▶ _Description of the task_
Reproduce the listing below in full and without alteration, apart from its pictures.

▬▬▬

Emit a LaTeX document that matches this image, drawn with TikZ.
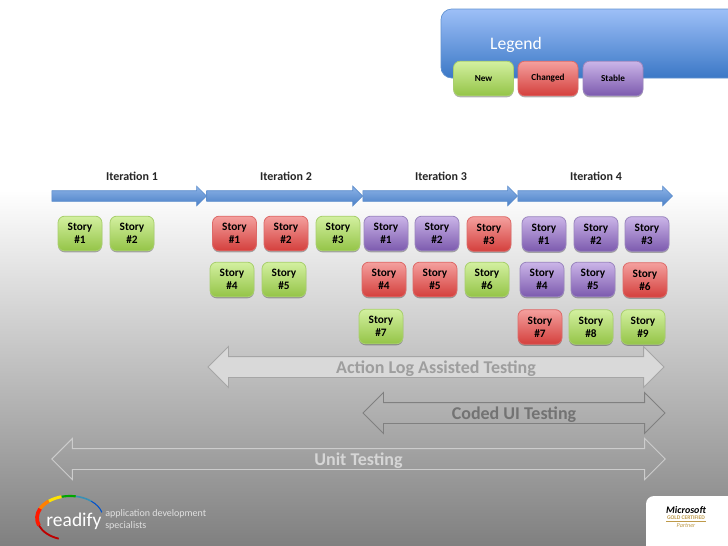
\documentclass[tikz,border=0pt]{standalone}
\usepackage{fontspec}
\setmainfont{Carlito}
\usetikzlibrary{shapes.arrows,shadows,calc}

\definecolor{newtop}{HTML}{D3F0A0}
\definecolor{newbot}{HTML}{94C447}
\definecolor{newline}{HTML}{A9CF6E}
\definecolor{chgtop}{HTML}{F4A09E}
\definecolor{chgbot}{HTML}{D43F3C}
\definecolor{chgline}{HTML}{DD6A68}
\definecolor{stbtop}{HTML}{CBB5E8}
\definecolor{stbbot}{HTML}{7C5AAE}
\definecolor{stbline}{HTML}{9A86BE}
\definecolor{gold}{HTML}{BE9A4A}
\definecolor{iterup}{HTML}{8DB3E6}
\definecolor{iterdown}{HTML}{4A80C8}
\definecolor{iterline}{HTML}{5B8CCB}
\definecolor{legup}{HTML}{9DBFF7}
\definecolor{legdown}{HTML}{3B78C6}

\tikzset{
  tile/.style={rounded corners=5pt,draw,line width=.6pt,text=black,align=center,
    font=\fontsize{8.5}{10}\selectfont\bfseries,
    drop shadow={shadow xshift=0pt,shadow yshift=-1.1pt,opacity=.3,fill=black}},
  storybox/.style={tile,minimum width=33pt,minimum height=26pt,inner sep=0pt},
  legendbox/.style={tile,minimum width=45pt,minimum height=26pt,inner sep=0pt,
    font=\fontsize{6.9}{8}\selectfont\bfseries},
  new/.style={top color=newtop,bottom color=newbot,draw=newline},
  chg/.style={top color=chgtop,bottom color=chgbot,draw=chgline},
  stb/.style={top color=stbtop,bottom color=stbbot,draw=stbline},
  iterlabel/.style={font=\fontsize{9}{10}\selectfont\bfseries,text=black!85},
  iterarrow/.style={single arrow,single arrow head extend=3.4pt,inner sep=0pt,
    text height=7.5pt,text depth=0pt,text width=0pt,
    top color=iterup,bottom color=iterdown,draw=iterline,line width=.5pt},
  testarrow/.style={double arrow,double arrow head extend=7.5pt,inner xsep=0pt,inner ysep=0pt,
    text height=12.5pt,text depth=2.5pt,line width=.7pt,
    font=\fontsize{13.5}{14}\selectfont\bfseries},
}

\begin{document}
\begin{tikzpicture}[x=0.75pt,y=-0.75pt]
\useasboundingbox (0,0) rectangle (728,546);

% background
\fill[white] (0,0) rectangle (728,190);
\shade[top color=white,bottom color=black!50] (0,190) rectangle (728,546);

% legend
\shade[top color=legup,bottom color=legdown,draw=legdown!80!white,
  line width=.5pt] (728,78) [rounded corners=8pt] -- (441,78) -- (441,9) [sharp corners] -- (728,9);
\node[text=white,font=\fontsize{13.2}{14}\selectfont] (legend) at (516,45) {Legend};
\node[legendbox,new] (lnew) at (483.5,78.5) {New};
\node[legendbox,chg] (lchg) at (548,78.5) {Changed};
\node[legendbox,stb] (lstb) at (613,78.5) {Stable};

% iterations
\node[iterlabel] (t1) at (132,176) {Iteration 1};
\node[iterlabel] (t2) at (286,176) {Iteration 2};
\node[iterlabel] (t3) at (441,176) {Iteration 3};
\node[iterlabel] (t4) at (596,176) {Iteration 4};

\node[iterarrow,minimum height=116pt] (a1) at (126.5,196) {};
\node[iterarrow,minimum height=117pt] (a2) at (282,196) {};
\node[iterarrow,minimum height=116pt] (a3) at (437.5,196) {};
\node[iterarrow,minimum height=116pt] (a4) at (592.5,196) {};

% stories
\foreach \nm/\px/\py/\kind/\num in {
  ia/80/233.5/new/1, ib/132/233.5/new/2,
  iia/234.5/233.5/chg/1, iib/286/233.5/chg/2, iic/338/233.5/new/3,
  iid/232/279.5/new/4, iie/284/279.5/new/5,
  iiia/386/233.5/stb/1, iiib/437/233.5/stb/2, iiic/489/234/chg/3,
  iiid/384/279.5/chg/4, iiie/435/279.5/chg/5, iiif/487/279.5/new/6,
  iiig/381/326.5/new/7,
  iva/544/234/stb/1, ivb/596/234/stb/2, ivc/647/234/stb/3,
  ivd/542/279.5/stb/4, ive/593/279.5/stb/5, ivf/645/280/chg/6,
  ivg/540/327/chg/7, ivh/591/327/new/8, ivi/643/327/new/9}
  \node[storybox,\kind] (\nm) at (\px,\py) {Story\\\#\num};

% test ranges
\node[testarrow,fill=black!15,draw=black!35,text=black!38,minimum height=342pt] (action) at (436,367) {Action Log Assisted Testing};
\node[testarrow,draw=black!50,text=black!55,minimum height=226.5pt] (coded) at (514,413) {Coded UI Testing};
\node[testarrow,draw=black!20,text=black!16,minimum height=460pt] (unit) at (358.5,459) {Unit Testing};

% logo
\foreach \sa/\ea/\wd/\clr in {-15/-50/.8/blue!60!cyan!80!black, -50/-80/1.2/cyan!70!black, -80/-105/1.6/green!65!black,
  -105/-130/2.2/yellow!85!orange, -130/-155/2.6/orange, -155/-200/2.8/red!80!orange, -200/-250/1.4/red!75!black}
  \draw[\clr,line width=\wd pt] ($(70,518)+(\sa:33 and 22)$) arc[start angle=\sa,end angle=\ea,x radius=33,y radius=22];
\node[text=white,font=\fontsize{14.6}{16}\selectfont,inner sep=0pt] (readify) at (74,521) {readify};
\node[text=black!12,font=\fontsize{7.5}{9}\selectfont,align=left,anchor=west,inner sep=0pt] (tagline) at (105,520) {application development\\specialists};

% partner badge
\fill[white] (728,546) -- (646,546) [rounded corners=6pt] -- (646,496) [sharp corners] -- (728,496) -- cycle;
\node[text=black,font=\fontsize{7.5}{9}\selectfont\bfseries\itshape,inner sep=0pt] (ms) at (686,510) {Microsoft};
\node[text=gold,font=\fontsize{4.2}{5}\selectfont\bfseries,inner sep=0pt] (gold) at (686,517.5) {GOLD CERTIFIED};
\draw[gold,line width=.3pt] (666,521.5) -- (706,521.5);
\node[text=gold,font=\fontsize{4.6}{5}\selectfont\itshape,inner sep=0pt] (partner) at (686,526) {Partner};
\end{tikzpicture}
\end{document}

▬▬▬

▶ _Reply_
Emit a LaTeX document that matches this image, drawn with TikZ.
\documentclass[tikz,border=0pt]{standalone}
\usepackage{fontspec}
\setmainfont{Carlito}
\usetikzlibrary{shapes.arrows,shadows,calc}

\definecolor{newtop}{HTML}{D3F0A0}
\definecolor{newbot}{HTML}{94C447}
\definecolor{newline}{HTML}{A9CF6E}
\definecolor{chgtop}{HTML}{F4A09E}
\definecolor{chgbot}{HTML}{D43F3C}
\definecolor{chgline}{HTML}{DD6A68}
\definecolor{stbtop}{HTML}{CBB5E8}
\definecolor{stbbot}{HTML}{7C5AAE}
\definecolor{stbline}{HTML}{9A86BE}
\definecolor{gold}{HTML}{BE9A4A}
\definecolor{iterup}{HTML}{8DB3E6}
\definecolor{iterdown}{HTML}{4A80C8}
\definecolor{iterline}{HTML}{5B8CCB}
\definecolor{legup}{HTML}{9DBFF7}
\definecolor{legdown}{HTML}{3B78C6}

\tikzset{
  tile/.style={rounded corners=5pt,draw,line width=.6pt,text=black,align=center,
    font=\fontsize{8.5}{10}\selectfont\bfseries,
    drop shadow={shadow xshift=0pt,shadow yshift=-1.1pt,opacity=.3,fill=black}},
  storybox/.style={tile,minimum width=33pt,minimum height=26pt,inner sep=0pt},
  legendbox/.style={tile,minimum width=45pt,minimum height=26pt,inner sep=0pt,
    font=\fontsize{6.9}{8}\selectfont\bfseries},
  new/.style={top color=newtop,bottom color=newbot,draw=newline},
  chg/.style={top color=chgtop,bottom color=chgbot,draw=chgline},
  stb/.style={top color=stbtop,bottom color=stbbot,draw=stbline},
  iterlabel/.style={font=\fontsize{9}{10}\selectfont\bfseries,text=black!85},
  iterarrow/.style={single arrow,single arrow head extend=3.4pt,inner sep=0pt,
    text height=7.5pt,text depth=0pt,text width=0pt,
    top color=iterup,bottom color=iterdown,draw=iterline,line width=.5pt},
  testarrow/.style={double arrow,double arrow head extend=7.5pt,inner xsep=0pt,inner ysep=0pt,
    text height=12.5pt,text depth=2.5pt,line width=.7pt,
    font=\fontsize{13.5}{14}\selectfont\bfseries},
}

\begin{document}
\begin{tikzpicture}[x=0.75pt,y=-0.75pt]
\useasboundingbox (0,0) rectangle (728,546);

% background
\fill[white] (0,0) rectangle (728,190);
\shade[top color=white,bottom color=black!50] (0,190) rectangle (728,546);

% legend
\shade[top color=legup,bottom color=legdown,draw=legdown!80!white,
  line width=.5pt] (728,78) [rounded corners=8pt] -- (441,78) -- (441,9) [sharp corners] -- (728,9);
\node[text=white,font=\fontsize{13.2}{14}\selectfont] (legend) at (516,45) {Legend};
\node[legendbox,new] (lnew) at (483.5,78.5) {New};
\node[legendbox,chg] (lchg) at (548,78.5) {Changed};
\node[legendbox,stb] (lstb) at (613,78.5) {Stable};

% iterations
\node[iterlabel] (t1) at (132,176) {Iteration 1};
\node[iterlabel] (t2) at (286,176) {Iteration 2};
\node[iterlabel] (t3) at (441,176) {Iteration 3};
\node[iterlabel] (t4) at (596,176) {Iteration 4};

\node[iterarrow,minimum height=116pt] (a1) at (126.5,196) {};
\node[iterarrow,minimum height=117pt] (a2) at (282,196) {};
\node[iterarrow,minimum height=116pt] (a3) at (437.5,196) {};
\node[iterarrow,minimum height=116pt] (a4) at (592.5,196) {};

% stories
\foreach \nm/\px/\py/\kind/\num in {
  ia/80/233.5/new/1, ib/132/233.5/new/2,
  iia/234.5/233.5/chg/1, iib/286/233.5/chg/2, iic/338/233.5/new/3,
  iid/232/279.5/new/4, iie/284/279.5/new/5,
  iiia/386/233.5/stb/1, iiib/437/233.5/stb/2, iiic/489/234/chg/3,
  iiid/384/279.5/chg/4, iiie/435/279.5/chg/5, iiif/487/279.5/new/6,
  iiig/381/326.5/new/7,
  iva/544/234/stb/1, ivb/596/234/stb/2, ivc/647/234/stb/3,
  ivd/542/279.5/stb/4, ive/593/279.5/stb/5, ivf/645/280/chg/6,
  ivg/540/327/chg/7, ivh/591/327/new/8, ivi/643/327/new/9}
  \node[storybox,\kind] (\nm) at (\px,\py) {Story\\\#\num};

% test ranges
\node[testarrow,fill=black!15,draw=black!35,text=black!38,minimum height=342pt] (action) at (436,367) {Action Log Assisted Testing};
\node[testarrow,draw=black!50,text=black!55,minimum height=226.5pt] (coded) at (514,413) {Coded UI Testing};
\node[testarrow,draw=black!20,text=black!16,minimum height=460pt] (unit) at (358.5,459) {Unit Testing};

% logo
\foreach \sa/\ea/\wd/\clr in {-15/-50/.8/blue!60!cyan!80!black, -50/-80/1.2/cyan!70!black, -80/-105/1.6/green!65!black,
  -105/-130/2.2/yellow!85!orange, -130/-155/2.6/orange, -155/-200/2.8/red!80!orange, -200/-250/1.4/red!75!black}
  \draw[\clr,line width=\wd pt] ($(70,518)+(\sa:33 and 22)$) arc[start angle=\sa,end angle=\ea,x radius=33,y radius=22];
\node[text=white,font=\fontsize{14.6}{16}\selectfont,inner sep=0pt] (readify) at (74,521) {readify};
\node[text=black!12,font=\fontsize{7.5}{9}\selectfont,align=left,anchor=west,inner sep=0pt] (tagline) at (105,520) {application development\\specialists};

% partner badge
\fill[white] (728,546) -- (646,546) [rounded corners=6pt] -- (646,496) [sharp corners] -- (728,496) -- cycle;
\node[text=black,font=\fontsize{7.5}{9}\selectfont\bfseries\itshape,inner sep=0pt] (ms) at (686,510) {Microsoft};
\node[text=gold,font=\fontsize{4.2}{5}\selectfont\bfseries,inner sep=0pt] (gold) at (686,517.5) {GOLD CERTIFIED};
\draw[gold,line width=.3pt] (666,521.5) -- (706,521.5);
\node[text=gold,font=\fontsize{4.6}{5}\selectfont\itshape,inner sep=0pt] (partner) at (686,526) {Partner};
\end{tikzpicture}
\end{document}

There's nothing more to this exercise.